What is a transaction?

A transaction transfers Bitcoin from inputs (existing chunks of BTC you own) to outputs (the new owners).

Each input refers back to a previous output you spend. Outputs assign value to addresses. The difference between inputs and outputs is the fee, which the miner keeps.

You can't partially spend an input — if you have ₿ 1.0 and want to send ₿ 0.3, you create two outputs: ₿ 0.3 to the recipient and ₿ 0.7 back to yourself (minus the fee).

Inputs

Each input is a reference to an earlier transaction's output that the sender is now spending. Format: previous_txid : output_index.
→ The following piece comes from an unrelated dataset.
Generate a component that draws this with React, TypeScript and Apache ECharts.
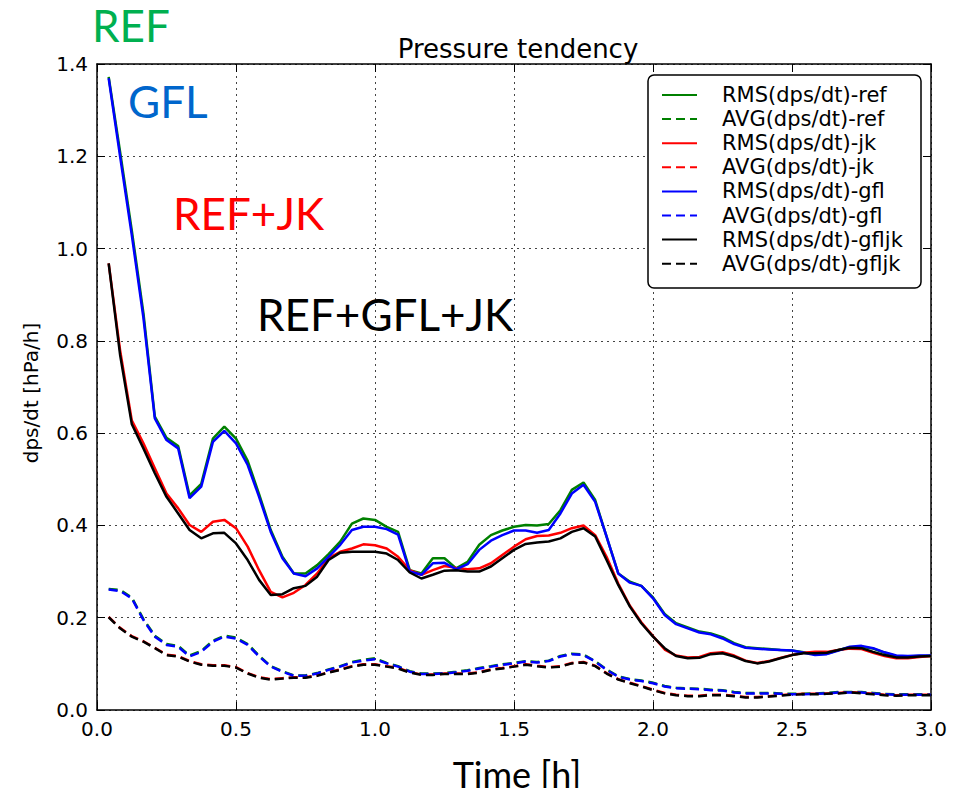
import React, { useEffect, useRef } from "react";
import * as echarts from "echarts";

// time in hours (2.5-min steps)
const time = [
  0.042, 0.083, 0.125, 0.167, 0.208, 0.25, 0.292, 0.333, 0.375, 0.417, 0.458, 0.5,
  0.542, 0.583, 0.625, 0.667, 0.708, 0.75, 0.792, 0.833, 0.875, 0.917, 0.958, 1.0,
  1.042, 1.083, 1.125, 1.167, 1.208, 1.25, 1.292, 1.333, 1.375, 1.417, 1.458, 1.5,
  1.542, 1.583, 1.625, 1.667, 1.708, 1.75, 1.792, 1.833, 1.875, 1.917, 1.958, 2.0,
  2.042, 2.083, 2.125, 2.167, 2.208, 2.25, 2.292, 2.333, 2.375, 2.417, 2.458, 2.5,
  2.542, 2.583, 2.625, 2.667, 2.708, 2.75, 2.792, 2.833, 2.875, 2.917, 2.958, 3.0,
];

const rmsRef = [
  1.372, 1.21, 1.04, 0.86, 0.636, 0.59, 0.572, 0.465, 0.49, 0.588, 0.614, 0.588,
  0.54, 0.468, 0.39, 0.332, 0.296, 0.296, 0.314, 0.338, 0.365, 0.404, 0.415, 0.412,
  0.397, 0.386, 0.303, 0.296, 0.329, 0.329, 0.307, 0.321, 0.358, 0.379, 0.389, 0.397,
  0.401, 0.4, 0.403, 0.433, 0.477, 0.493, 0.455, 0.376, 0.296, 0.278, 0.269, 0.244,
  0.208, 0.188, 0.179, 0.17, 0.166, 0.158, 0.145, 0.136, 0.134, 0.132, 0.13, 0.129,
  0.125, 0.121, 0.122, 0.13, 0.136, 0.137, 0.133, 0.124, 0.117, 0.116, 0.117, 0.117,
];
const avgRef = [
  0.262, 0.26, 0.244, 0.197, 0.161, 0.143, 0.139, 0.118, 0.128, 0.15, 0.161, 0.157,
  0.143, 0.118, 0.095, 0.084, 0.075, 0.075, 0.08, 0.088, 0.095, 0.104, 0.109, 0.112,
  0.102, 0.095, 0.084, 0.079, 0.079, 0.08, 0.083, 0.086, 0.091, 0.095, 0.099, 0.102,
  0.106, 0.104, 0.107, 0.117, 0.122, 0.12, 0.106, 0.088, 0.073, 0.067, 0.064, 0.059,
  0.052, 0.048, 0.047, 0.046, 0.044, 0.043, 0.039, 0.037, 0.037, 0.037, 0.036, 0.035,
  0.035, 0.036, 0.037, 0.039, 0.039, 0.039, 0.037, 0.035, 0.034, 0.034, 0.034, 0.034,
];
const rmsJk = [
  0.968, 0.78, 0.628, 0.578, 0.524, 0.469, 0.437, 0.401, 0.386, 0.408, 0.412, 0.394,
  0.354, 0.303, 0.256, 0.244, 0.254, 0.271, 0.296, 0.329, 0.343, 0.35, 0.359, 0.357,
  0.35, 0.332, 0.303, 0.293, 0.303, 0.312, 0.308, 0.305, 0.307, 0.318, 0.336, 0.354,
  0.37, 0.377, 0.378, 0.384, 0.394, 0.4, 0.379, 0.332, 0.274, 0.226, 0.19, 0.16,
  0.131, 0.118, 0.114, 0.115, 0.123, 0.125, 0.118, 0.107, 0.102, 0.106, 0.113, 0.119,
  0.124, 0.126, 0.126, 0.13, 0.133, 0.132, 0.124, 0.117, 0.112, 0.112, 0.115, 0.117,
];
const avgJk = [
  0.202, 0.178, 0.16, 0.149, 0.135, 0.12, 0.117, 0.106, 0.099, 0.097, 0.097, 0.093,
  0.08, 0.071, 0.067, 0.069, 0.071, 0.071, 0.075, 0.082, 0.088, 0.095, 0.099, 0.099,
  0.095, 0.091, 0.082, 0.077, 0.077, 0.079, 0.079, 0.079, 0.082, 0.088, 0.091, 0.095,
  0.099, 0.096, 0.093, 0.095, 0.102, 0.104, 0.096, 0.08, 0.067, 0.059, 0.052, 0.044,
  0.037, 0.033, 0.031, 0.031, 0.033, 0.033, 0.031, 0.028, 0.028, 0.03, 0.032, 0.034,
  0.035, 0.035, 0.036, 0.037, 0.039, 0.037, 0.035, 0.033, 0.032, 0.033, 0.033, 0.033,
];
const rmsGfl = [
  1.369, 1.2, 1.03, 0.85, 0.632, 0.585, 0.567, 0.459, 0.484, 0.581, 0.605, 0.578,
  0.531, 0.462, 0.386, 0.329, 0.296, 0.29, 0.307, 0.332, 0.358, 0.39, 0.397, 0.397,
  0.392, 0.38, 0.3, 0.293, 0.318, 0.319, 0.305, 0.316, 0.347, 0.367, 0.379, 0.389,
  0.389, 0.384, 0.39, 0.426, 0.469, 0.488, 0.451, 0.376, 0.296, 0.276, 0.269, 0.242,
  0.206, 0.186, 0.177, 0.168, 0.164, 0.155, 0.143, 0.135, 0.133, 0.131, 0.13, 0.129,
  0.124, 0.119, 0.121, 0.129, 0.137, 0.139, 0.134, 0.125, 0.118, 0.117, 0.118, 0.118,
];
const avgGfl = [
  0.261, 0.258, 0.242, 0.195, 0.159, 0.141, 0.137, 0.116, 0.126, 0.148, 0.159, 0.155,
  0.141, 0.116, 0.094, 0.083, 0.074, 0.074, 0.079, 0.087, 0.094, 0.103, 0.107, 0.11,
  0.101, 0.094, 0.083, 0.078, 0.078, 0.079, 0.082, 0.085, 0.09, 0.094, 0.098, 0.101,
  0.105, 0.103, 0.106, 0.116, 0.121, 0.119, 0.105, 0.087, 0.072, 0.066, 0.063, 0.058,
  0.051, 0.047, 0.046, 0.045, 0.043, 0.042, 0.038, 0.036, 0.036, 0.036, 0.035, 0.034,
  0.034, 0.035, 0.036, 0.038, 0.038, 0.038, 0.036, 0.034, 0.033, 0.033, 0.033, 0.033,
];
const rmsGfljk = [
  0.968, 0.77, 0.62, 0.567, 0.513, 0.462, 0.426, 0.39, 0.372, 0.383, 0.384, 0.361,
  0.325, 0.282, 0.249, 0.251, 0.264, 0.269, 0.289, 0.325, 0.341, 0.343, 0.343, 0.343,
  0.339, 0.325, 0.298, 0.285, 0.293, 0.302, 0.303, 0.3, 0.3, 0.311, 0.329, 0.347,
  0.36, 0.363, 0.365, 0.372, 0.386, 0.394, 0.376, 0.325, 0.271, 0.224, 0.188, 0.159,
  0.134, 0.117, 0.112, 0.113, 0.121, 0.123, 0.116, 0.106, 0.101, 0.105, 0.112, 0.119,
  0.123, 0.123, 0.124, 0.13, 0.135, 0.134, 0.126, 0.119, 0.114, 0.114, 0.116, 0.117,
];
const avgGfljk = [
  0.201, 0.177, 0.159, 0.148, 0.134, 0.119, 0.116, 0.105, 0.098, 0.096, 0.096, 0.092,
  0.079, 0.07, 0.066, 0.068, 0.07, 0.07, 0.074, 0.081, 0.087, 0.094, 0.098, 0.098,
  0.094, 0.09, 0.081, 0.076, 0.076, 0.078, 0.078, 0.078, 0.081, 0.087, 0.09, 0.094,
  0.098, 0.095, 0.092, 0.094, 0.101, 0.103, 0.095, 0.079, 0.066, 0.058, 0.051, 0.043,
  0.036, 0.032, 0.03, 0.03, 0.032, 0.032, 0.03, 0.027, 0.027, 0.029, 0.031, 0.033,
  0.034, 0.034, 0.035, 0.036, 0.038, 0.036, 0.034, 0.032, 0.031, 0.032, 0.032, 0.032,
];

const seriesNames = [
  "RMS(dps/dt)-ref",
  "AVG(dps/dt)-ref",
  "RMS(dps/dt)-jk",
  "AVG(dps/dt)-jk",
  "RMS(dps/dt)-gfl",
  "AVG(dps/dt)-gfl",
  "RMS(dps/dt)-gfljk",
  "AVG(dps/dt)-gfljk",
];
const seriesValues = [rmsRef, avgRef, rmsJk, avgJk, rmsGfl, avgGfl, rmsGfljk, avgGfljk];
const seriesColors = ["#008000", "#008000", "#ff0000", "#ff0000", "#0000ff", "#0000ff", "#000000", "#000000"];

const annotations = [
  { text: "REF", color: "#00b050" },
  { text: "GFL", color: "#0066cc" },
  { text: "REF+JK", color: "#ff0000" },
  { text: "REF+GFL+JK", color: "#000000" },
];
const annotationPos = [
  [92, 25],
  [128, 101],
  [173, 213],
  [257, 314],
];

const xAxisTitle = "Time [h]";
const yAxisTitle = "dps/dt [hPa/h]";
const chartTitle = "Pressure tendency";

const TICK_FONT = "DejaVu Sans";

export default function App() {
  const ref = useRef<HTMLDivElement>(null);
  useEffect(() => {
    if (!ref.current) return;
    const chart = echarts.init(ref.current, null, { renderer: "svg" });
    const axisCommon = {
      type: "value" as const,
      axisLine: { show: true, onZero: false, lineStyle: { color: "#000", width: 1.5 } },
      axisTick: { show: true, inside: true, length: 8, lineStyle: { color: "#000", width: 1 } },
    };
    const option: any = {
      animation: false,
      backgroundColor: "#fff",
      title: {
        text: chartTitle,
        left: 513,
        top: 31,
        textAlign: "center",
        textStyle: { fontFamily: TICK_FONT, fontSize: 26, fontWeight: "normal", color: "#000" },
      },
      grid: { left: 97, right: 31, top: 64, bottom: 86, show: false, outerBoundsMode: "none", containLabel: false },
      xAxis: [
        {
          ...axisCommon,
          position: "bottom",
          min: 0,
          max: 3,
          interval: 0.5,
          axisLabel: {
            color: "#000",
            fontFamily: TICK_FONT,
            fontSize: 20,
            margin: 9,
            formatter: (v: number) => v.toFixed(1),
          },
          splitLine: { show: true, lineStyle: { color: "#444", width: 1, type: [2, 4] } },
        },
        {
          ...axisCommon,
          position: "top",
          min: 0,
          max: 3,
          interval: 0.5,
          axisLabel: { show: false },
          splitLine: { show: false },
        },
      ],
      yAxis: [
        {
          ...axisCommon,
          position: "left",
          min: 0,
          max: 1.4,
          interval: 0.2,
          axisLabel: {
            color: "#000",
            fontFamily: TICK_FONT,
            fontSize: 20,
            margin: 9,
            formatter: (v: number) => v.toFixed(1),
          },
          splitLine: { show: true, lineStyle: { color: "#444", width: 1, type: [2, 4] } },
        },
        {
          ...axisCommon,
          position: "right",
          min: 0,
          max: 1.4,
          interval: 0.2,
          axisLabel: { show: false },
          splitLine: { show: false },
        },
      ],
      legend: {
        orient: "vertical",
        left: 661,
        top: 84.5,
        padding: 0,
        itemGap: 3.1,
        itemWidth: 35,
        itemHeight: 14,
        z: 20,
        data: seriesNames,
        itemStyle: { opacity: 0 },
        textStyle: {
          fontFamily: TICK_FONT,
          fontSize: 21,
          lineHeight: 21,
          color: "#000",
          padding: [0, 0, 0, 20],
        },
      },
      graphic: [
        {
          type: "rect",
          z: 15,
          shape: { x: 648, y: 75, width: 273, height: 213, r: 6 },
          style: { fill: "#fff", stroke: "#000", lineWidth: 1.5 },
        },
        {
          type: "text",
          z: 30,
          x: 517,
          y: 774,
          style: {
            text: xAxisTitle,
            fill: "#000",
            fontFamily: "Lato",
            fontSize: 36,
            align: "center",
            verticalAlign: "middle",
          },
        },
        {
          type: "text",
          z: 30,
          x: 31,
          y: 393,
          rotation: Math.PI / 2,
          style: {
            text: yAxisTitle,
            fill: "#000",
            fontFamily: TICK_FONT,
            fontSize: 20,
            align: "center",
            verticalAlign: "middle",
          },
        },
        ...annotations.map((a, i) => ({
          type: "text",
          z: 30,
          x: annotationPos[i][0],
          y: annotationPos[i][1],
          style: {
            text: a.text,
            fill: a.color,
            fontFamily: "Lato",
            fontSize: 44,
            lineHeight: 40,
            verticalAlign: "middle",
            align: "left",
          },
        })),
      ],
      series: seriesNames.map((name, i) => ({
        name,
        type: "line",
        xAxisIndex: 0,
        yAxisIndex: 0,
        symbol: "none",
        showSymbol: false,
        data: time.map((t, j) => [t, seriesValues[i][j]]),
        lineStyle: {
          color: seriesColors[i],
          width: 2.5,
          type: i % 2 === 1 ? [9, 5] : "solid",
        },
        itemStyle: { color: seriesColors[i] },
        z: 2 + i,
      })),
    };
    chart.setOption(option);
    return () => chart.dispose();
  }, []);
  return <div ref={ref} style={{ width: 962, height: 796, margin: -8 }} />;
}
Inputs must be unlocked with a signature from the owner — that's the cryptographic proof that you control the coins.

For a coinbase transaction (the miner's reward) there are no real inputs — those coins are newly created.

Outputs

Where the BTC goes. Each output assigns a specific amount to a specific Bitcoin address (or more precisely: to a script that anyone matching the conditions can later spend).

Once an output is spent (used as someone's input later), it's gone. Until then it sits in the global "UTXO set" — Unspent Transaction Outputs.

Transaction fee

Fee = total inputs − total outputs. The difference is what the sender paid to the miner to include this transaction in a block.

sat/vB = satoshis per virtual byte. Higher fee rate = miners prefer your tx, so it confirms faster. During congestion this rate spikes; in calm times it can drop to 1 sat/vB.

1 BTC = 100,000,000 satoshi.

Coinbase transaction

Every block's first transaction is special: it has no real input (no previous output to spend), but it creates new coins out of thin air.

This is the only way new BTC enters circulation. The miner who finds the block claims the subsidy plus all transaction fees from the other transactions in this block.

Miners can write arbitrary data into the coinbase input — sometimes a slogan, sometimes a pool name, sometimes just nonce padding.